REQUIREMENTS >>
Extract everything from the first line through the line with "const data = years.map((year, i)", both ends included, except for any pictures.

##### SOURCE DATA

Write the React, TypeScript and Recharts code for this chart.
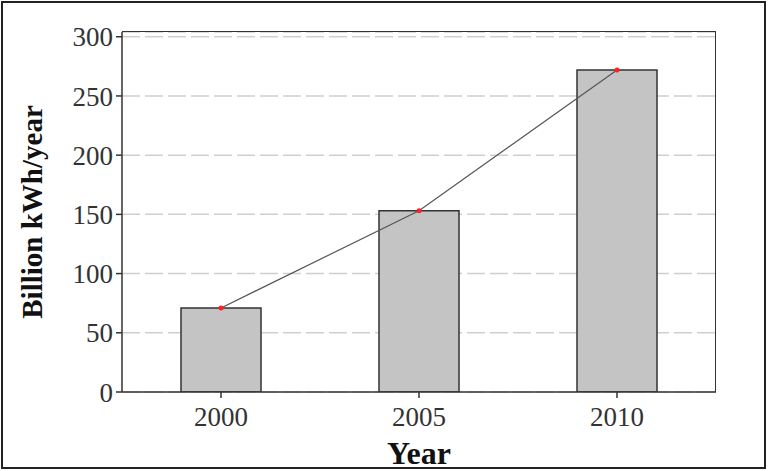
import { ComposedChart, Bar, Line, XAxis, YAxis, CartesianGrid } from "recharts";

// Values
const years = ["2000", "2005", "2010"];
const generation = [71, 153, 272];
const yTicks = [0, 50, 100, 150, 200, 250, 300];

const data = years.map((year, i) => ({ year, value: generation[i] }));

const font = "'Liberation Serif', 'Times New Roman', serif";
const axisColor = "#333";

export default function App() {
  return (
    <div style={{ position: "fixed", left: 0, top: 0, width: 768, height: 471, background: "#fff", overflow: "hidden" }}>
      <div style={{ position: "absolute", left: 0, top: 0 }}>
        <ComposedChart
          width={768}
          height={471}
          data={data}
          margin={{ top: 32, right: 52, left: 0, bottom: 0 }}
          style={{ fontFamily: font }}
        >
          <CartesianGrid vertical={false} stroke="#cfcfcf" strokeDasharray="18 5" strokeWidth={1.5} />
          <XAxis
            dataKey="year"
            height={79}
            axisLine={{ stroke: axisColor, strokeWidth: 1.5 }}
            tickLine={{ stroke: axisColor, strokeWidth: 1.5 }}
            tickSize={6}
            tick={{ fill: "#333", fontSize: 27, fontFamily: font }}
            tickMargin={9}
            label={{
              value: "Year",
              position: "insideBottom",
              offset: 7,
              style: { fontSize: 32, fontWeight: "bold", fill: "#111", fontFamily: font },
            }}
          />
          <YAxis
            width={122}
            domain={[0, 304]}
            ticks={yTicks}
            allowDataOverflow
            axisLine={{ stroke: axisColor, strokeWidth: 1.5 }}
            tickLine={{ stroke: axisColor, strokeWidth: 1.5 }}
            tickSize={6}
            tickMargin={3}
            tick={{ fill: "#333", fontSize: 27, fontFamily: font }}
            label={{
              value: "Billion kWh/year",
              angle: -90,
              position: "insideLeft",
              offset: 32,
              style: { textAnchor: "middle", fontSize: 29, fontWeight: "bold", fill: "#111", fontFamily: font },
            }}
          />
          <Bar
            dataKey="value"
            barSize={80}
            fill="#c4c4c4"
            stroke="#333"
            strokeWidth={1.5}
            isAnimationActive={false}
          />
          <Line
            dataKey="value"
            type="linear"
            stroke="#555"
            strokeWidth={1.2}
            dot={{ r: 2.5, fill: "#ff2020", stroke: "none" }}
            activeDot={false}
            isAnimationActive={false}
          />
        </ComposedChart>
      </div>
      {/* plot frame (top and right edges) */}
      <div
        style={{
          position: "absolute",
          left: 122,
          top: 31,
          width: 593,
          height: 360,
          borderTop: `1.5px solid ${axisColor}`,
          borderRight: `1.5px solid ${axisColor}`,
          pointerEvents: "none",
        }}
      />
      {/* outer figure border */}
      <div
        style={{
          position: "absolute",
          left: 1,
          top: 1,
          width: 761,
          height: 464,
          border: "2px solid #222",
          pointerEvents: "none",
        }}
      />
    </div>
  );
}
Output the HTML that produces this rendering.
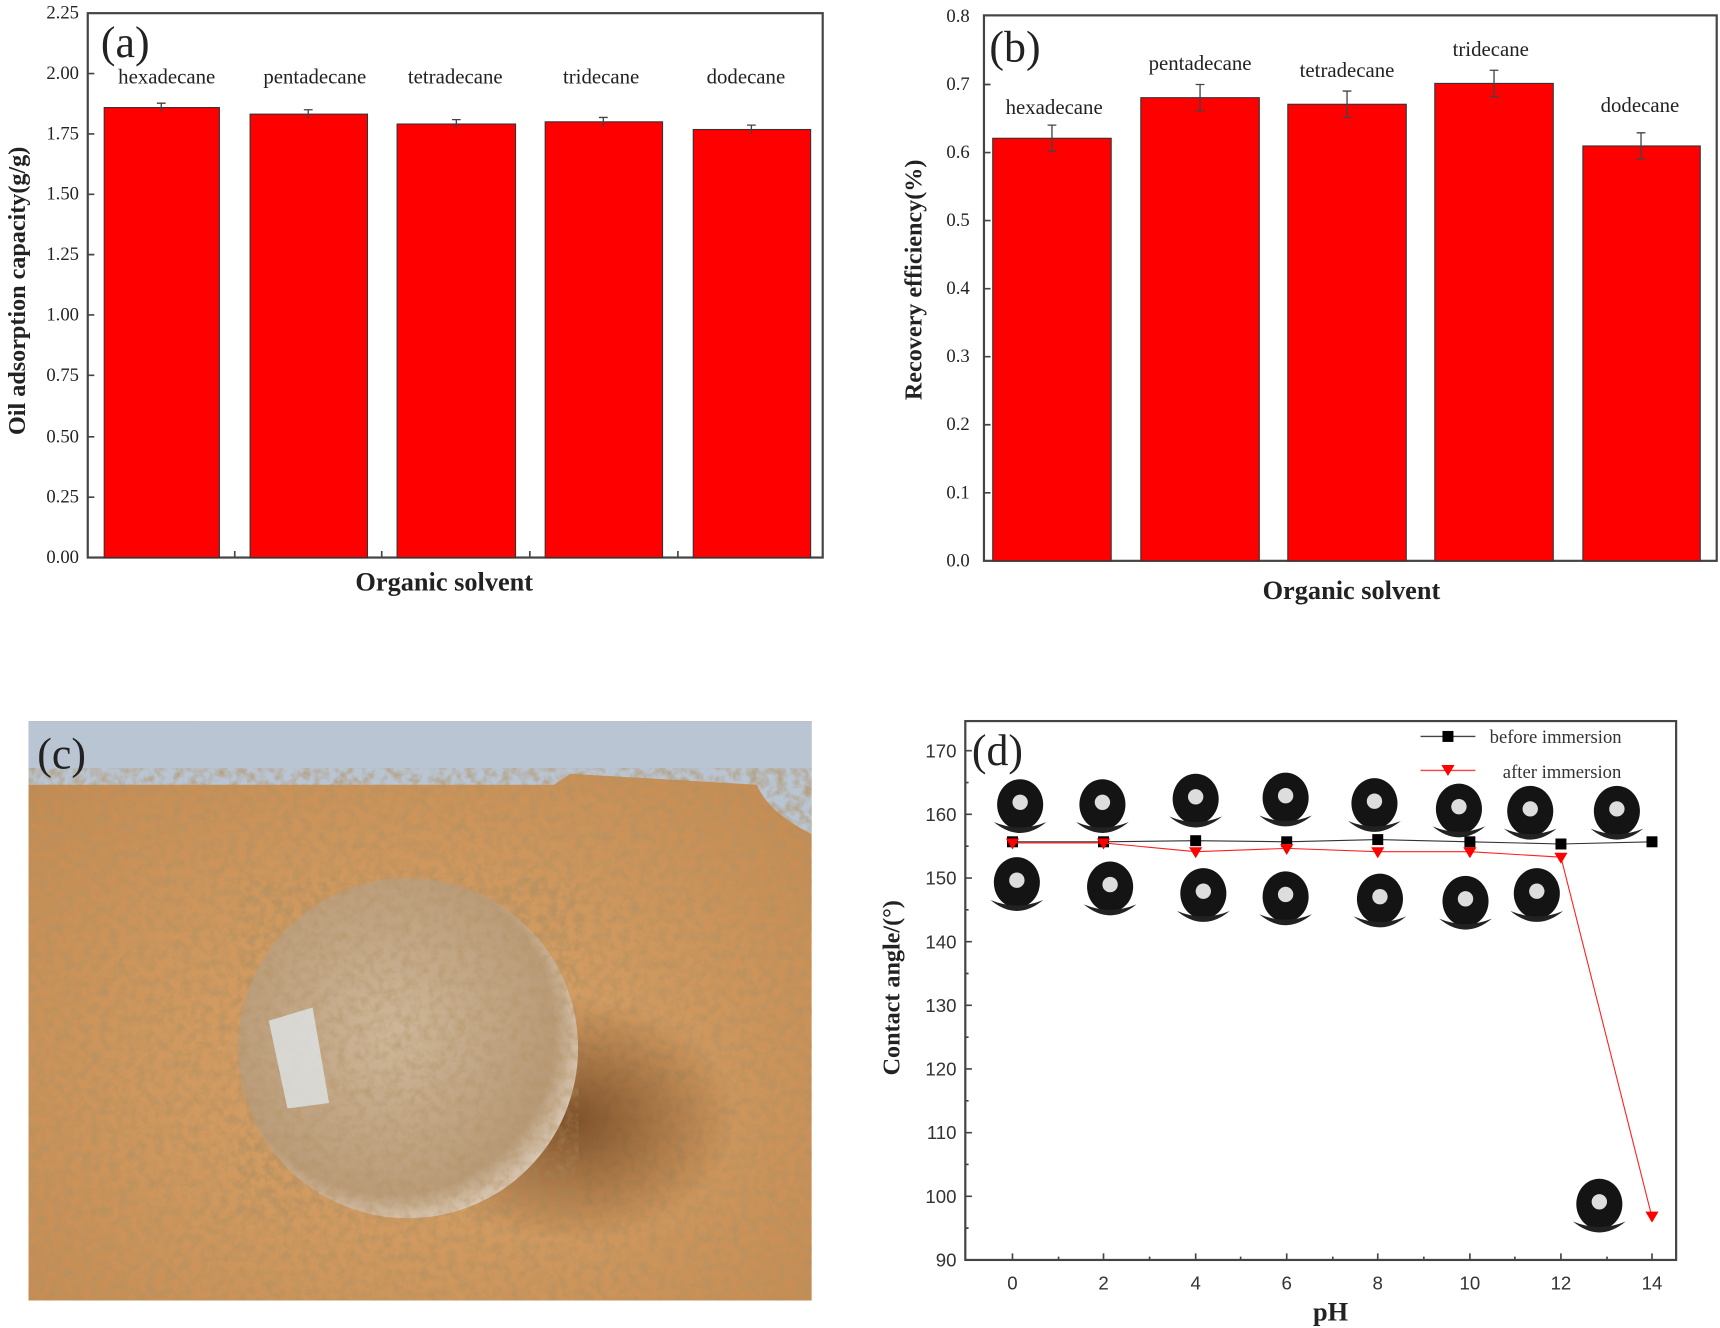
<!DOCTYPE html>
<html><head><meta charset="utf-8"><style>
html,body{margin:0;padding:0;background:#fff;}
svg{display:block;}
.s{font-family:"Liberation Serif",serif;}
.a{font-family:"Liberation Sans",sans-serif;}
</style></head><body>
<svg width="1720" height="1328" viewBox="0 0 1568 1210" preserveAspectRatio="none" xmlns="http://www.w3.org/2000/svg">
<defs>
<filter id="grain" x="0" y="0" width="100%" height="100%">
<feTurbulence type="fractalNoise" baseFrequency="0.12" numOctaves="3" seed="3"/>
<feColorMatrix values="0 0 0 0 0.45  0 0 0 0 0.28  0 0 0 0 0.12  0 0 0 1.6 -0.6"/>
</filter>
<radialGradient id="sand" cx="0.5" cy="0.6" r="0.7">
<stop offset="0" stop-color="#d9a46a"/><stop offset="1" stop-color="#c48b52"/>
</radialGradient>
<radialGradient id="drop" cx="0.45" cy="0.45" r="0.6">
<stop offset="0" stop-color="#cdb89c"/><stop offset="0.8" stop-color="#b99c7a"/><stop offset="1" stop-color="#e8ddd0"/>
</radialGradient>
<radialGradient id="shadow" cx="0.5" cy="0.5" r="0.5">
<stop offset="0" stop-color="#6a3f1c" stop-opacity="0.8"/><stop offset="1" stop-color="#6a3f1c" stop-opacity="0"/>
</radialGradient>
<g id="dr"><ellipse cx="0" cy="0" rx="21" ry="23" fill="#141414"/><ellipse cx="0" cy="-2" rx="7" ry="7" fill="#ddd"/><path d="M-24,16 Q0,36 24,16 Q0,26 -24,16Z" fill="#222"/></g>
</defs>

<!-- Panel a -->
<g class="s" font-size="17" fill="#222">
<rect x="80" y="12" width="670" height="496" fill="none" stroke="#444" stroke-width="2"/>
<g fill="#ff0000" stroke="#333" stroke-width="1">
<rect x="95" y="98" width="105" height="410"/>
<rect x="228" y="104" width="107" height="404"/>
<rect x="362" y="113" width="108" height="395"/>
<rect x="497" y="111" width="107" height="397"/>
<rect x="632" y="118" width="107" height="390"/>
</g>
<g stroke="#444" stroke-width="1.2">
<path d="M147,94v8M143,94h8M281,100v8M277,100h8M416,109v8M412,109h8M550,107v8M546,107h8M685,114v8M681,114h8"/>
</g>
<g text-anchor="end">
<text x="72" y="513">0.00</text><text x="72" y="458">0.25</text><text x="72" y="403">0.50</text><text x="72" y="347">0.75</text><text x="72" y="292">1.00</text><text x="72" y="237">1.25</text><text x="72" y="182">1.50</text><text x="72" y="127">1.75</text><text x="72" y="72">2.00</text><text x="72" y="17">2.25</text>
</g>
<g stroke="#444" stroke-width="1.5"><path d="M80,453h6M80,398h6M80,342h6M80,287h6M80,232h6M80,177h6M80,122h6M80,67h6M214,508v-6M348,508v-6M483,508v-6M618,508v-6"/></g>
<g font-size="19" text-anchor="middle">
<text x="152" y="76">hexadecane</text><text x="287" y="76">pentadecane</text><text x="415" y="76">tetradecane</text><text x="548" y="76">tridecane</text><text x="680" y="76">dodecane</text>
</g>
<text x="92" y="52" font-size="40">(a)</text>
<text x="405" y="538" font-size="24" font-weight="bold" text-anchor="middle">Organic solvent</text>
<text transform="translate(23,265) rotate(-90)" font-size="22" font-weight="bold" text-anchor="middle">Oil adsorption capacity(g/g)</text>
</g>

<!-- Panel b -->
<g class="s" font-size="17" fill="#222">
<rect x="897" y="14" width="668" height="497" fill="none" stroke="#444" stroke-width="2"/>
<g fill="#ff0000" stroke="#333" stroke-width="1">
<rect x="905" y="126" width="108" height="385"/>
<rect x="1040" y="89" width="108" height="422"/>
<rect x="1174" y="95" width="108" height="416"/>
<rect x="1308" y="76" width="108" height="435"/>
<rect x="1443" y="133" width="107" height="378"/>
</g>
<g stroke="#444" stroke-width="1.2" fill="none">
<path d="M959,114v24M955,114h8M955,138h8M1094,77v24M1090,77h8M1090,101h8M1228,83v24M1224,83h8M1224,107h8M1362,64v24M1358,64h8M1358,88h8M1496,121v24M1492,121h8M1492,145h8"/>
</g>
<g text-anchor="end">
<text x="884" y="516">0.0</text><text x="884" y="454">0.1</text><text x="884" y="392">0.2</text><text x="884" y="330">0.3</text><text x="884" y="268">0.4</text><text x="884" y="206">0.5</text><text x="884" y="144">0.6</text><text x="884" y="82">0.7</text><text x="884" y="20">0.8</text>
</g>
<g stroke="#444" stroke-width="1.5"><path d="M897,449h6M897,387h6M897,325h6M897,263h6M897,201h6M897,139h6M897,77h6"/></g>
<g font-size="19" text-anchor="middle">
<text x="961" y="104">hexadecane</text><text x="1094" y="64">pentadecane</text><text x="1228" y="70">tetradecane</text><text x="1359" y="51">tridecane</text><text x="1495" y="102">dodecane</text>
</g>
<text x="902" y="56" font-size="40">(b)</text>
<text x="1232" y="546" font-size="24" font-weight="bold" text-anchor="middle">Organic solvent</text>
<text transform="translate(840,255) rotate(-90)" font-size="22" font-weight="bold" text-anchor="middle">Recovery efficiency(%)</text>
</g>

<!-- Panel c photo -->
<g>
<clipPath id="cp"><rect x="26" y="657" width="714" height="528"/></clipPath>
<g clip-path="url(#cp)">
<rect x="26" y="657" width="714" height="528" fill="url(#sand)"/>
<path d="M26,657H740V760Q700,740 690,715L520,705L505,715H26Z" fill="#b9c5d2"/>
<rect x="26" y="700" width="714" height="485" filter="url(#grain)" opacity="0.9"/>
<ellipse cx="520" cy="1020" rx="150" ry="110" fill="url(#shadow)"/>
<circle cx="372" cy="955" r="155" fill="url(#drop)" opacity="0.95"/>
<circle cx="372" cy="955" r="155" filter="url(#grain)" opacity="0.6"/>
<path d="M245,930 L285,918 L300,1005 L262,1010Z" fill="#dfe3e6" opacity="0.8"/>
</g>
<text x="34" y="700" class="s" font-size="40" fill="#222">(c)</text>
</g>

<!-- Panel d -->
<g class="a" font-size="17" fill="#333">
<rect x="880" y="657" width="648" height="491" fill="none" stroke="#444" stroke-width="2"/>
<g text-anchor="end">
<text x="872" y="1154">90</text><text x="872" y="1096">100</text><text x="872" y="1038">110</text><text x="872" y="980">120</text><text x="872" y="922">130</text><text x="872" y="864">140</text><text x="872" y="806">150</text><text x="872" y="748">160</text><text x="872" y="690">170</text>
</g>
<g stroke="#444" stroke-width="1.5"><path d="M880,1090h6M880,1032h6M880,974h6M880,916h6M880,858h6M880,800h6M880,742h6M880,684h6M880,1119h3M880,1061h3M880,1003h3M880,945h3M880,887h3M880,829h3M880,771h3M880,713h3
M923,1148v-6M1006,1148v-6M1090,1148v-6M1173,1148v-6M1256,1148v-6M1340,1148v-6M1423,1148v-6M1506,1148v-6M965,1148v-3M1048,1148v-3M1131,1148v-3M1215,1148v-3M1298,1148v-3M1381,1148v-3M1465,1148v-3"/></g>
<g text-anchor="middle">
<text x="923" y="1175">0</text><text x="1006" y="1175">2</text><text x="1090" y="1175">4</text><text x="1173" y="1175">6</text><text x="1256" y="1175">8</text><text x="1340" y="1175">10</text><text x="1423" y="1175">12</text><text x="1506" y="1175">14</text>
</g>
<text x="1213" y="1203" class="s" font-size="24" font-weight="bold" text-anchor="middle" fill="#222">pH</text>
<text transform="translate(820,900) rotate(-90)" class="s" font-size="22" font-weight="bold" text-anchor="middle" fill="#222">Contact angle/(°)</text>
<text x="886" y="697" class="s" font-size="40" fill="#222">(d)</text>
<use href="#dr" x="930" y="733"/><use href="#dr" x="1005" y="733"/><use href="#dr" x="1090" y="728"/><use href="#dr" x="1172" y="727"/><use href="#dr" x="1253" y="732"/><use href="#dr" x="1330" y="737"/><use href="#dr" x="1395" y="739"/><use href="#dr" x="1474" y="739"/>
<use href="#dr" x="927" y="804"/><use href="#dr" x="1012" y="808"/><use href="#dr" x="1097" y="814"/><use href="#dr" x="1172" y="817"/><use href="#dr" x="1258" y="819"/><use href="#dr" x="1336" y="821"/><use href="#dr" x="1401" y="814"/>
<use href="#dr" x="1458" y="1097"/>
<polyline points="923,767 1006,767 1090,766 1173,767 1256,765 1340,767 1423,769 1506,767" fill="none" stroke="#333" stroke-width="1"/>
<g fill="#000"><rect x="918" y="762" width="10" height="10"/><rect x="1001" y="762" width="10" height="10"/><rect x="1085" y="761" width="10" height="10"/><rect x="1168" y="762" width="10" height="10"/><rect x="1251" y="760" width="10" height="10"/><rect x="1335" y="762" width="10" height="10"/><rect x="1418" y="764" width="10" height="10"/><rect x="1501" y="762" width="10" height="10"/></g>
<polyline points="923,768 1006,768 1090,776 1173,773 1256,776 1340,776 1423,781 1506,1109" fill="none" stroke="#ff2020" stroke-width="1"/>
<g fill="#ff0000"><path d="M917,764h12l-6,10z M1000,764h12l-6,10z M1084,772h12l-6,10z M1167,769h12l-6,10z M1250,772h12l-6,10z M1334,772h12l-6,10z M1417,777h12l-6,10z M1500,1104h12l-6,10z"/></g>
<line x1="1295" y1="671" x2="1345" y2="671" stroke="#444" stroke-width="1.2"/><rect x="1315" y="666" width="10" height="10" fill="#000"/>
<text x="1358" y="677" class="s" font-size="17" fill="#333">before immersion</text>
<line x1="1295" y1="702" x2="1345" y2="702" stroke="#ff4040" stroke-width="1.2"/><path d="M1314,697h12l-6,10z" fill="#ff0000"/>
<text x="1370" y="709" class="s" font-size="17" fill="#333">after  immersion</text>
</g>
</svg>
</body></html>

##########

WRITTEN SOLUTION >>
Write the React, TypeScript and Recharts code for this chart.
import { ComposedChart, Bar, Line, XAxis, YAxis, CartesianGrid } from "recharts";

// Values
const years = ["2000", "2005", "2010"];
const generation = [71, 153, 272];
const yTicks = [0, 50, 100, 150, 200, 250, 300];

const data = years.map((year, i) => ({ year, value: generation[i] }));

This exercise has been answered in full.